Personaggi del genere, a ben vedere, pullulano sulle coste meridionali ed orientali del Mediterraneo. Chiudiamo entrambi gli occhi sui loro crimini e li riempiamo di armamenti sofisticati che neanche Zelensky. Piccoli occidenti crescono, da Israele all’Arabia Saudita, dalla Turchia all’Egitto, al Marocco appunto. Con effetti spropositatamente benefici per i produttori e i mercanti di armamenti, qualche transitorio contenimento della pressione migratoria che i governanti europei sono evidentemente incapaci di affrontare con strumenti diversi da filo spinato, annegamenti in mare, riduzione in schiavitù da parte delle mafie (quelle vere) e accoppamenti, e una pessima pubblicità ai presunti valori occidentali sui quali chiediamo agli ucraini di farsi massacrare e che qualcuno ancora forse ritiene siano cosa diversa da quelli azionari.
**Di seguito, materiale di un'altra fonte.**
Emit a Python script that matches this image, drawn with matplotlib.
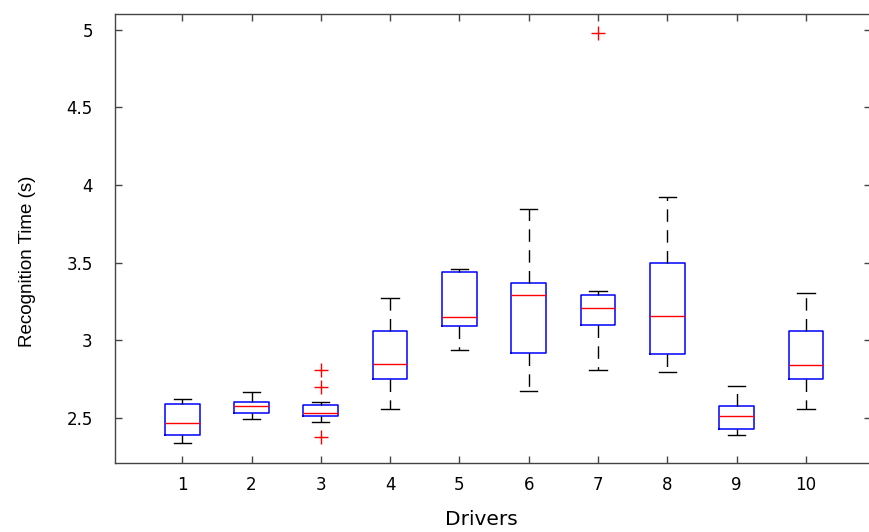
import matplotlib
matplotlib.use("Agg")
import matplotlib.pyplot as plt

# Box plot summary values, one per driver
drivers = [1, 2, 3, 4, 5, 6, 7, 8, 9, 10]
q1 = [2.39, 2.53, 2.51, 2.75, 3.09, 2.92, 3.10, 2.91, 2.43, 2.75]
med = [2.465, 2.58, 2.53, 2.845, 3.15, 3.29, 3.21, 3.155, 2.51, 2.84]
q3 = [2.59, 2.605, 2.585, 3.06, 3.44, 3.37, 3.29, 3.50, 2.575, 3.06]
whislo = [2.34, 2.49, 2.475, 2.56, 2.935, 2.675, 2.81, 2.795, 2.39, 2.56]
whishi = [2.62, 2.67, 2.605, 3.275, 3.46, 3.845, 3.315, 3.92, 2.705, 3.305]
fliers = [[], [], [2.81, 2.70, 2.38], [], [], [], [4.98], [], [], []]

stats = []
for i in range(len(drivers)):
    stats.append({"label": str(drivers[i]), "q1": q1[i], "med": med[i], "q3": q3[i],
                  "whislo": whislo[i], "whishi": whishi[i], "fliers": fliers[i]})

fig = plt.figure(figsize=(8.7, 5.32), dpi=100)
ax = fig.add_axes([115/870, 1 - 463/532, 756/870, 449/532])

ax.bxp(stats, positions=drivers, widths=0.5,
       boxprops=dict(color="#0000ff", linewidth=1.1),
       medianprops=dict(color="#ff0000", linewidth=1.0),
       whiskerprops=dict(color="black", linewidth=1.0, linestyle=(0, (9, 6))),
       capprops=dict(color="black", linewidth=1.0),
       flierprops=dict(marker="+", markeredgecolor="#ff0000", markersize=10,
                       markeredgewidth=1.0, linestyle="none"),
       capwidths=0.25)

ax.set_xlim(0.03, 10.94)
ax.set_ylim(2.21, 5.1)
ax.set_yticks([2.5, 3, 3.5, 4, 4.5, 5])
ax.set_yticklabels(["2.5", "3", "3.5", "4", "4.5", "5"])
ax.set_xticks(drivers)
ax.set_xticklabels([str(d) for d in drivers])

for s in ax.spines.values():
    s.set_color("#444444")
    s.set_linewidth(1.0)
ax.tick_params(direction="in", length=5, width=1, color="#444444",
               top=True, right=True, labelsize=12)
ax.tick_params(axis="x", pad=9)
ax.tick_params(axis="y", pad=16)

ax.set_xlabel("Drivers", fontsize=14.5)
ax.xaxis.set_label_coords(0.484, -0.105)
ax.set_ylabel("Recognition Time (s)", fontsize=13.5, family="Liberation Sans")
ax.yaxis.set_label_coords(-0.105, 0.45)

fig.savefig("out.png", dpi=100)
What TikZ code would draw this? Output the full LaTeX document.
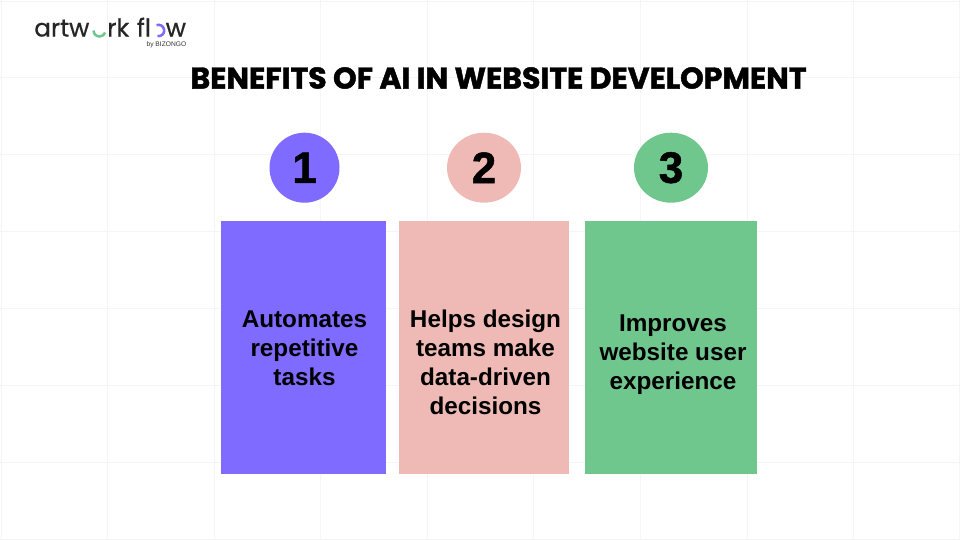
\documentclass[tikz,border=0pt]{standalone}
\usepackage{fontspec}
\usetikzlibrary{shapes.geometric}
\setmainfont{Liberation Sans}
\newfontfamily\titlefont[BoldFeatures={FakeBold=1.5}]{Poppins}
\newfontfamily\logofont[FakeBold=0.6]{Poppins}
\newfontfamily\digitfont[FakeBold=1.2]{Liberation Sans Bold}
\definecolor{gridc}{HTML}{F5F5F5}
\definecolor{purp}{HTML}{7F6BFF}
\definecolor{pinkc}{HTML}{EFBAB5}
\definecolor{greenc}{HTML}{70C78E}
\tikzset{
  px/.style={x=0.75pt,y=-0.75pt},
  gridline/.style={draw=gridc,line width=0.75pt},
  card/.style={fill=#1,draw=none},
  numdisc/.style={ellipse,fill=#1,draw=none,inner sep=0pt,minimum height=52.5pt,font=\digitfont\fontsize{33}{33}\selectfont,text=black},
  cardtext/.style={font=\fontsize{18.2}{21.8}\selectfont\bfseries,align=center,text=black,inner sep=0pt},
  logotext/.style={font=\logofont\fontsize{18.5}{18.5}\selectfont,anchor=base west,inner sep=0pt,text=black!85},
}
\begin{document}
\begin{tikzpicture}[px]
\useasboundingbox (0,0) rectangle (960,540);
\fill[white] (0,0) rectangle (960,540);
\foreach \x in {1,107,214,320,427,533,640,747,853,959} \draw[gridline] (\x,0) -- (\x,540);
\foreach \y in {1,77,154,231,308,385,462,539} \draw[gridline] (0,\y) -- (960,\y);
% logo
\node[logotext] (l1) at (34,36.5) {artw};
\node[logotext] (l2) at (107,36.5) {rk};
\node[logotext] (l3) at (136.5,36.5) {fl};
\node[logotext] (l4) at (165.5,36.5) {w};
\draw[greenc,line width=1.9pt] (93.5,30.5) arc[start angle=180,end angle=20,radius=6];
\draw[purp,line width=1.9pt] (156.55,25.14) arc[start angle=-110,end angle=100,radius=5.7];
\node[font=\fontsize{5}{5}\selectfont,anchor=base east,inner sep=0pt,text=black!80] (by) at (186.5,46) {by BIZONGO};
% title
\node[font=\titlefont\fontsize{22.5}{22.5}\selectfont\bfseries,text=black,inner sep=0pt] (title) at (498.5,78) {BENEFITS OF AI IN WEBSITE DEVELOPMENT};
% discs
\node[numdisc=purp,minimum width=52.5pt] (n1) at (304.5,167.7) {\raisebox{-0.6pt}{1}};
\node[numdisc=pinkc,minimum width=55.5pt] (n2) at (484,167.7) {\raisebox{-0.6pt}{2}};
\node[numdisc=greenc,minimum width=55.5pt] (n3) at (671,167.7) {\raisebox{-0.6pt}{3}};
% cards
\fill[card=purp] (221,221) rectangle (385.5,473.5);
\fill[card=pinkc] (399,221) rectangle (569,473.5);
\fill[card=greenc] (585,221) rectangle (757,473.5);
\node[cardtext] (t1) at (304.5,348) {Automates\\repetitive\\tasks};
\node[cardtext] (t2) at (485.5,362) {Helps design\\teams make\\data-driven\\decisions};
\node[cardtext] (t3) at (673,355) {Improves\\website user\\experience};
\end{tikzpicture}
\end{document}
Per una società che si avvia ciecamente a grandi passi verso la guerra globale e definitiva non è che poi l’immagine conti più di tanto e non pare probabilmente del tutto casuale che la strage sia avvenuta in coincidenza col vertice Nato tenutosi proprio a Madrid.
Del resto, la riprova del fatto che bandiere come quella dell’autodeterminazione, del diritto internazionale e dei diritti umani vengano sventolate in modo del tutto strumentale da parte dei Paesi membri di quest’ultima è data proprio dal comportamento di intollerabile connivenza con personaggi come il re del Marocco, che da quasi cinquant’anni sta impedendo al popolo del Sahara occidentale di procedere all’autodeterminazione mediante il referendum previsto dall’accordo raggiunto in seno alle Nazioni Unite e continua a detenerne i leader, sottoposti a tortura per estorcerne confessioni usate per procedere alla loro condanna e reclusi da quasi dodici anni in condizioni disumane. Con tanti saluti ai diritti umani, all’autodeterminazione e alla pace.
Contano molto di più il contenimento brutale dei migranti e lo sfruttamento selvaggio delle risorse del territorio in questione che, nonostante chiare pronunce della Corte di giustizia dell’Unione europea, la Commissione europea e i principali Stati membri (soprattutto Spagna e Francia) continuano a voler sfruttare come se appartenessero all’occupante marocchino. Dai massacri di Ceuta e Melilla ai crimini marocchini nel Sahara occidentale, alla repressione dello stesso popolo marocchino qualora si azzardi a chiedere a suo volta il rispetto dei suoi diritti. I supremi valori europei splendono di luce intensa e veritiera nel cielo del Marocco e altrove.